Step 2: Compare your current DPS to the recommended range
If you are outside the lower bound, isolate one category at a time:
- Rotation drift and missed globals.
- Cooldown desync caused by avoidable movement.
- Target swap losses during add waves.
- Latency spikes and frame drops.
- Poor execute phase planning.
This process prevents random changes that make your results worse. Structured optimization beats guesswork every time.
Step 3: Improve the highest value lever first
Many players chase small stat changes while losing massive damage to downtime. Always fix uptime and cooldown planning before micro tuning your secondary stat ratio. If your uptime is below 90% in encounters where top players sustain above 95%, there is usually easy damage available immediately.
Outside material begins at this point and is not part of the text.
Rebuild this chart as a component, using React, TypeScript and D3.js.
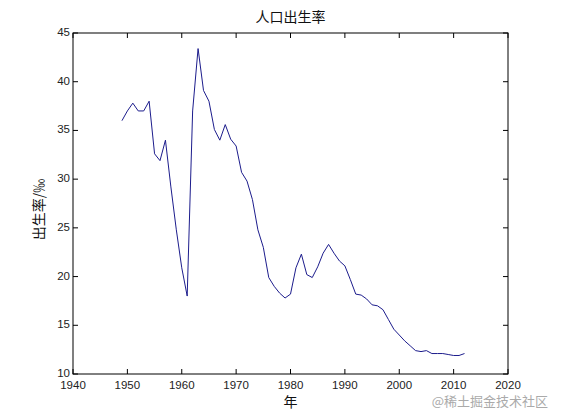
import React from "react";
import * as d3 from "d3";

const years: number[] = [
  1949, 1950, 1951, 1952, 1953, 1954, 1955, 1956, 1957, 1958, 1959, 1960, 1961, 1962, 1963, 1964,
  1965, 1966, 1967, 1968, 1969, 1970, 1971, 1972, 1973, 1974, 1975, 1976, 1977, 1978, 1979, 1980,
  1981, 1982, 1983, 1984, 1985, 1986, 1987, 1988, 1989, 1990, 1991, 1992, 1993, 1994, 1995, 1996,
  1997, 1998, 1999, 2000, 2001, 2002, 2003, 2004, 2005, 2006, 2007, 2008, 2009, 2010, 2011, 2012,
];
const birthRate: number[] = [
  36.0, 37.0, 37.8, 37.0, 37.0, 38.0, 32.6, 31.9, 34.0, 29.2, 24.8, 20.9, 18.0, 37.0, 43.4, 39.1,
  38.0, 35.1, 34.0, 35.6, 34.1, 33.4, 30.7, 29.8, 27.9, 24.8, 23.0, 19.9, 19.0, 18.3, 17.8, 18.2,
  20.9, 22.3, 20.2, 19.9, 21.0, 22.4, 23.3, 22.4, 21.6, 21.1, 19.7, 18.2, 18.1, 17.7, 17.1, 17.0,
  16.6, 15.6, 14.6, 14.0, 13.4, 12.9, 12.4, 12.3, 12.4, 12.1, 12.1, 12.1, 12.0, 11.9, 11.9, 12.1,
];
const xTicks: number[] = [1940, 1950, 1960, 1970, 1980, 1990, 2000, 2010, 2020];
const yTicks: number[] = [10, 15, 20, 25, 30, 35, 40, 45];
const titleText = "人口出生率";
const xLabel = "年";
const yLabel = "出生率/‰";
const watermark = "@稀土掘金技术社区";

const W = 561;
const H = 420;
const L = 73, R = 508, T = 33, B = 374;

export default function App() {
  const x = d3.scaleLinear().domain([1940, 2020]).range([L, R]);
  const y = d3.scaleLinear().domain([10, 45]).range([B, T]);
  const line = d3.line<number>().x((_, i) => x(years[i])).y((d) => y(d));
  const tickFont = "'Liberation Sans', Arial, sans-serif";
  const cjk = "'Noto Sans CJK SC', sans-serif";
  const tl = 5;
  return (
    <svg width={W} height={H} style={{ position: "absolute", left: 0, top: 0, background: "#fff" }}>
      <rect x={0} y={0} width={W} height={H} fill="#fff" />
      <rect x={L} y={T} width={R - L} height={B - T} fill="#fff" stroke="#000" strokeWidth={1} />
      {xTicks.map((t) => (
        <g key={"x" + t}>
          <line x1={x(t)} x2={x(t)} y1={B} y2={B - tl} stroke="#000" />
          <line x1={x(t)} x2={x(t)} y1={T} y2={T + tl} stroke="#000" />
          <text x={x(t)} y={B + 15} textAnchor="middle" fontSize={11.5} fontFamily={tickFont} fill="#222">
            {t}
          </text>
        </g>
      ))}
      {yTicks.map((t) => (
        <g key={"y" + t}>
          <line x1={L} x2={L + tl} y1={y(t)} y2={y(t)} stroke="#000" />
          <line x1={R} x2={R - tl} y1={y(t)} y2={y(t)} stroke="#000" />
          <text x={L - 3} y={y(t) + 3} textAnchor="end" fontSize={11.5} fontFamily={tickFont} fill="#222">
            {t}
          </text>
        </g>
      ))}
      <path d={line(birthRate) || ""} fill="none" stroke="#1c1c8c" strokeWidth={1} />
      <text x={(L + R) / 2} y={22} textAnchor="middle" fontSize={14} fontFamily={cjk} fill="#111">
        {titleText}
      </text>
      <text x={(L + R) / 2} y={407} textAnchor="middle" fontSize={14} fontFamily={cjk} fill="#111">
        {xLabel}
      </text>
      <text
        transform={`translate(44,${(T + B) / 2 + 6}) rotate(-90)`}
        textAnchor="middle"
        fontSize={14}
        fontFamily={cjk}
        fill="#111"
      >
        {yLabel}
      </text>
      <text x={548} y={406} textAnchor="end" fontSize={13} fontFamily={cjk} fill="#aaa">
        {watermark}
      </text>
    </svg>
  );
}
Step 4: Build a repeatable pull plan
Top damage is not random. Build a repeatable opener and mid fight plan:
- Pre-position for first mechanic to avoid opening disruption.
- Align major cooldowns with known boss vulnerability windows.
- Track add timers so burst resources are not wasted off-cycle.
- Reserve movement tools for mechanics that would otherwise cause dead globals.
- Map execute phase so no major cooldown is stranded at fight end.
Common DPS benchmarking mistakes
- Comparing different fight lengths directly: short kills inflate burst classes and trinket cycles.
- Ignoring target count: cleave and sustained AOE can radically shift expected values.
- Using one lucky log: single parses are noisy. Use rolling averages.
- Not tracking survivability cost: dead players do zero DPS. Defensive timing is part of damage optimization.
- Treating stat weights as fixed forever: weights change with gear, talents, and encounter profile.
How to use this calculator each week
Use a simple review cycle:
- Run the calculator with your current gear and realistic encounter assumptions.
- Set two goals: one execution goal (for example +3% uptime) and one strategy goal (for example cleaner cooldown alignment).
- Collect data from 5 to 10 pulls, then update your current DPS average.
- Recalculate and check whether your trend moved toward or above the recommended midpoint.
- Only after execution is stable, evaluate gear and stat adjustments.
This prevents overreacting to random pull variance and creates measurable progression. Consistency is what raises progression DPS over a season, not one highlight parse.
Final perspective
The right answer to “how much DPS should I be doing” is a performance range connected to your real conditions, not a number copied from someone else. This calculator gives you a practical starting point and a clear gap analysis. If your result is low, that is useful information, not bad news. It means you now have a map. Improve uptime, reduce avoidable movement, smooth your burst windows, and maintain healthy cognitive performance habits. Most players can gain substantial DPS without any luck based drops once they focus on these fundamentals.